Director: Hal Hartley
In size and ambition, Henry Fool positions itself as Hal Hartley’s opus – a modern folk tale that borrows a few literary archetypes (the burgeoning author and his mentor, the erudite drifter) and weaves them through a narrative that is concerned with, among other things, the state of art criticism, the growing conservatism in America, and the influence of the internet on modern culture. James Urbaniak, fittingly expressionless throughout much of the picture, plays the disaffected garbage man whose tutelage under the titular derelict embodied by Thomas Jay Ryan leads him to great success. If, in scope, Henry Fool is a far cry away from Hartley’s Trust, he again excels through one-on-one character interactions, a naturalistic visual palette, and a fascination with language and the possibilities of dialogue (one of the picture’s best scenes involves Ryan explaining the difference between there/their/they’re: “They’re the doughnut people.”) Like Martin Donovan, Ryan has impeccable instincts in dealing with Hartley’s blunt, highly-stylized dialogue – his Henry Fool is unspeakably pompous and foul, but Ryan brings so much charisma to the larger-than-life character that resisting his charms proves fruitless. The direction that the film takes in its latter half is not nearly as strong as the earliest moments between Urbaniak and Ryan, and Hartley fails in attempting to bring a sense of vulnerability to the outrageous Henry, but the occasional misfire is compensated for by the strength of the acting.
Director: Hal Hartley
One might have expected that Hal Hartley’s suburban dystopias would have found an audience in the disaffected twenty-somethings of any generation, but unlike fellow American indie pioneers of the 1990s (such as Jim Jarmush), Hartley’s popularity has waned since finding cult success over two decades ago. His distinctly stylized dialogue, in addition to his penchant for complimenting deadpan with the absurd, has perhaps proven too inaccessible to transcend the arthouse crowd, but nonetheless one can’t help but think that Hartley’s dry, postmodern irony is well-met with the cynical, often surreal comedic sensibilities shown by Louis CK’s television series, to name one example.

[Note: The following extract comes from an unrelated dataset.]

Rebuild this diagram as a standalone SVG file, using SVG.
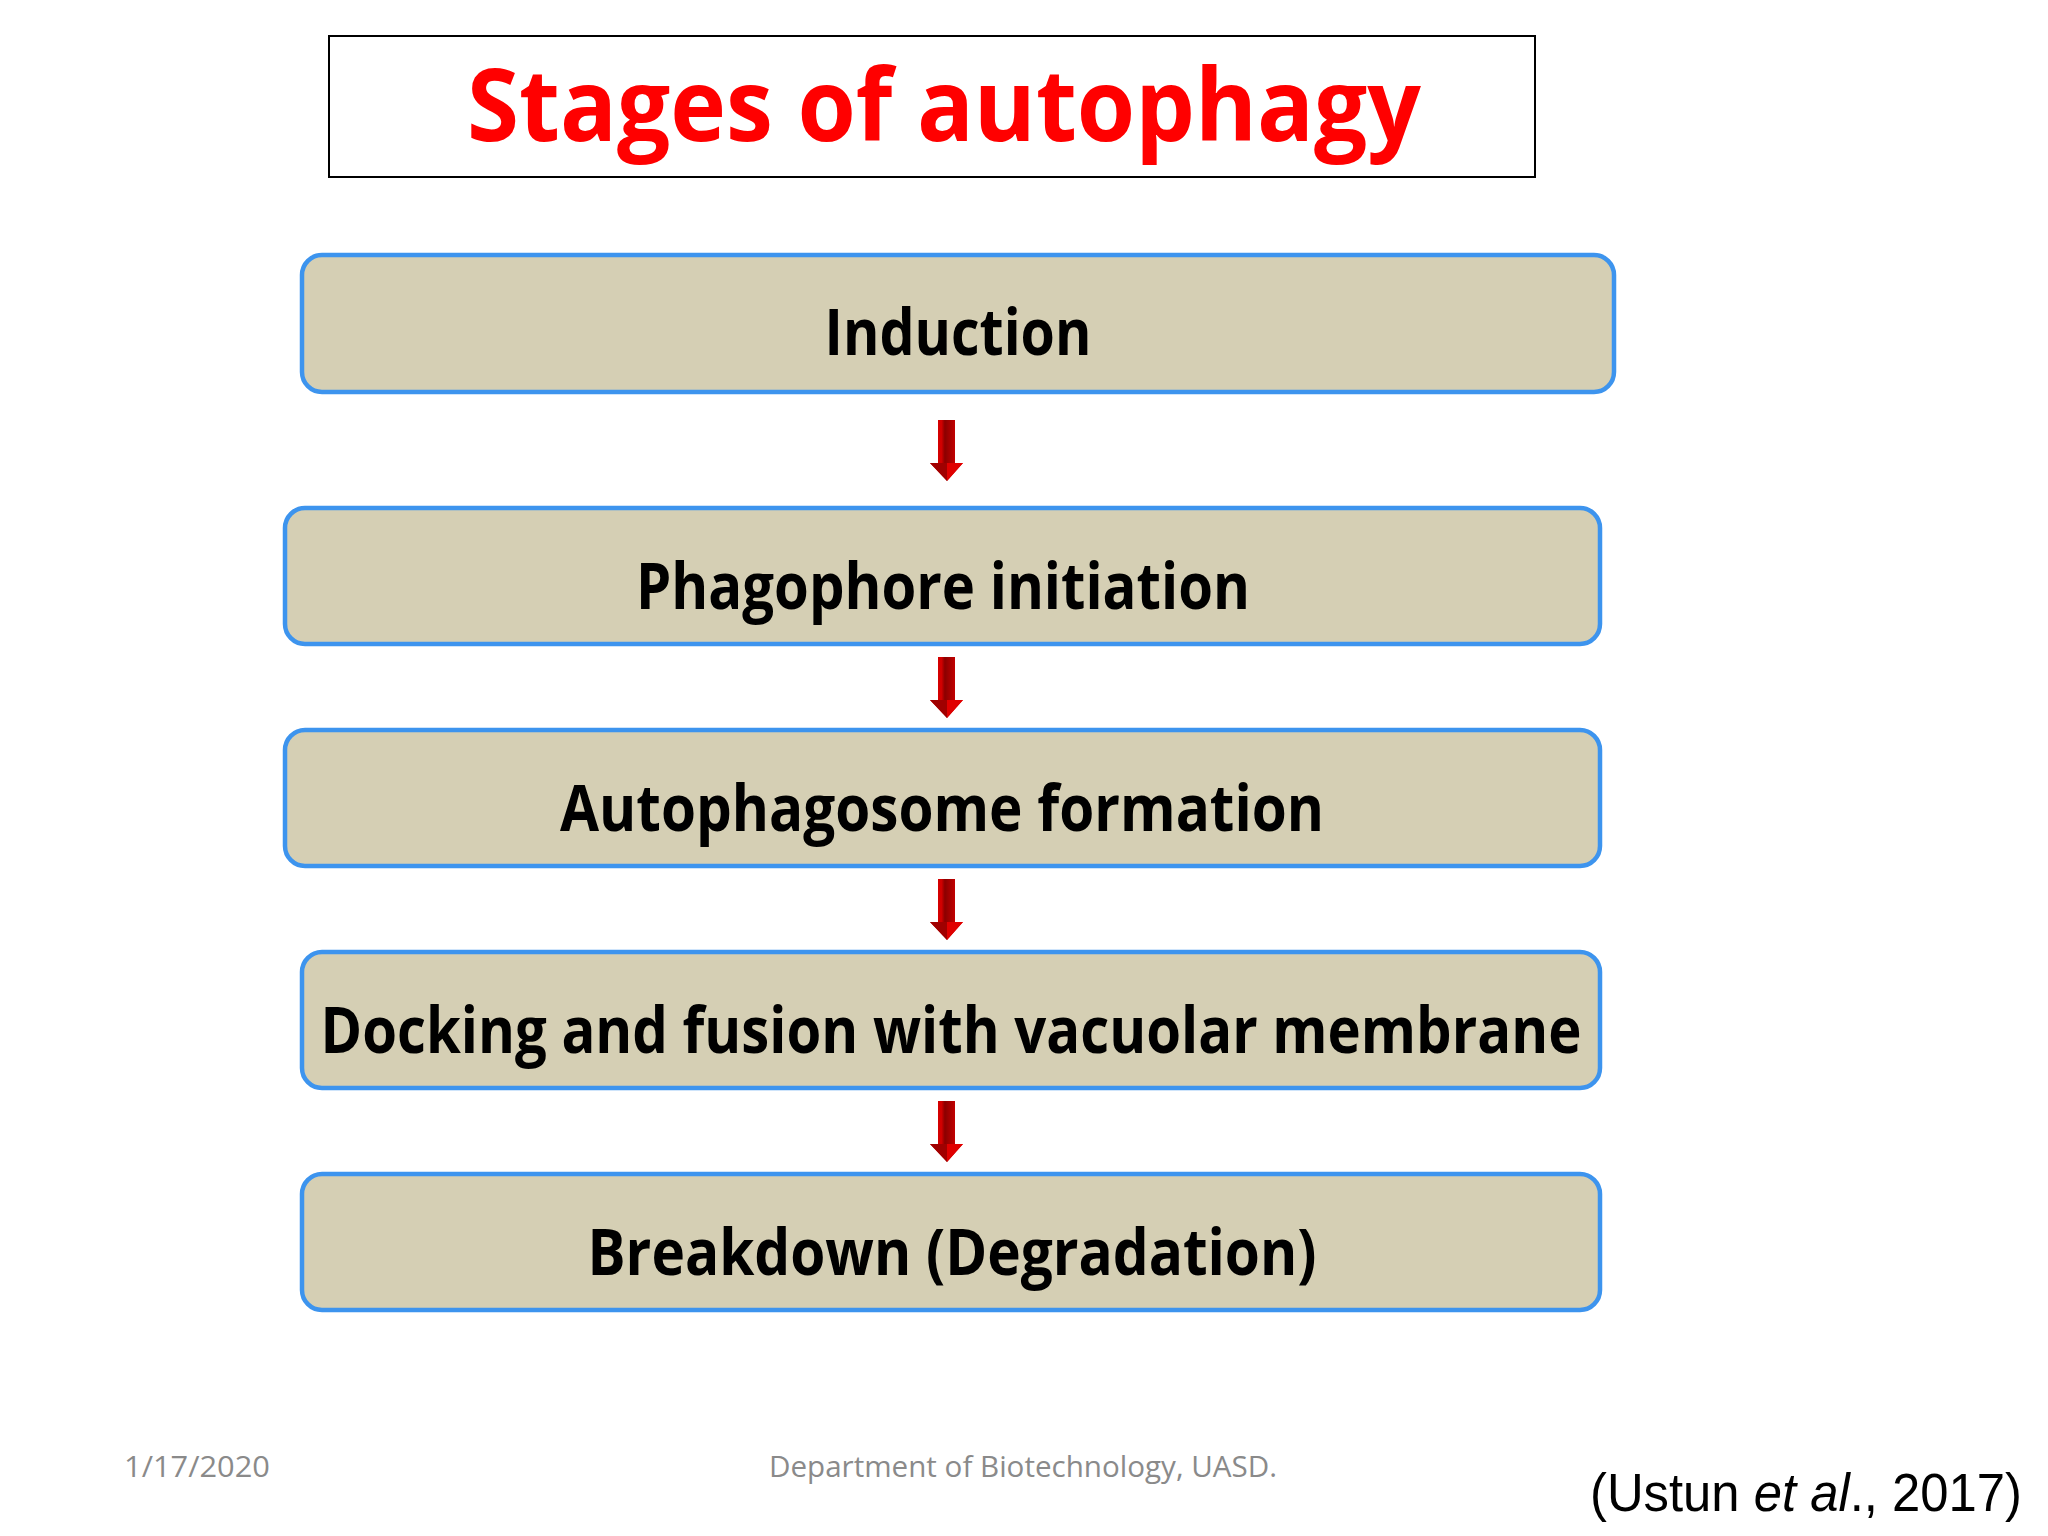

Trust, the New Yorker’s second feature, follows a pair of misfits who attempt to navigate a world driven insane by suburban malaise – she, a pregnant teen (Adrienne Shelley); he, an electronic repairman who carries a grenade with him at all times (Martin Donovan). The destructive potential of the grenade might suggest the necessity of rebuilding from the ground up, but strangely the film doesn’t wallow in such nihilism. Instead, it is a relatively agreeable story about overcoming such miseries – the asexual relationship that the leads find is, as they put it in a sort of mantra, a love based on mutual “trust, admiration, and respect.” That is not to say that Hartley’s vision is in any way precious – his peculiar fondness for using radical melodramatic devices is overpowering: unexpected detours include a threatened rape, an abortion, and a patricide.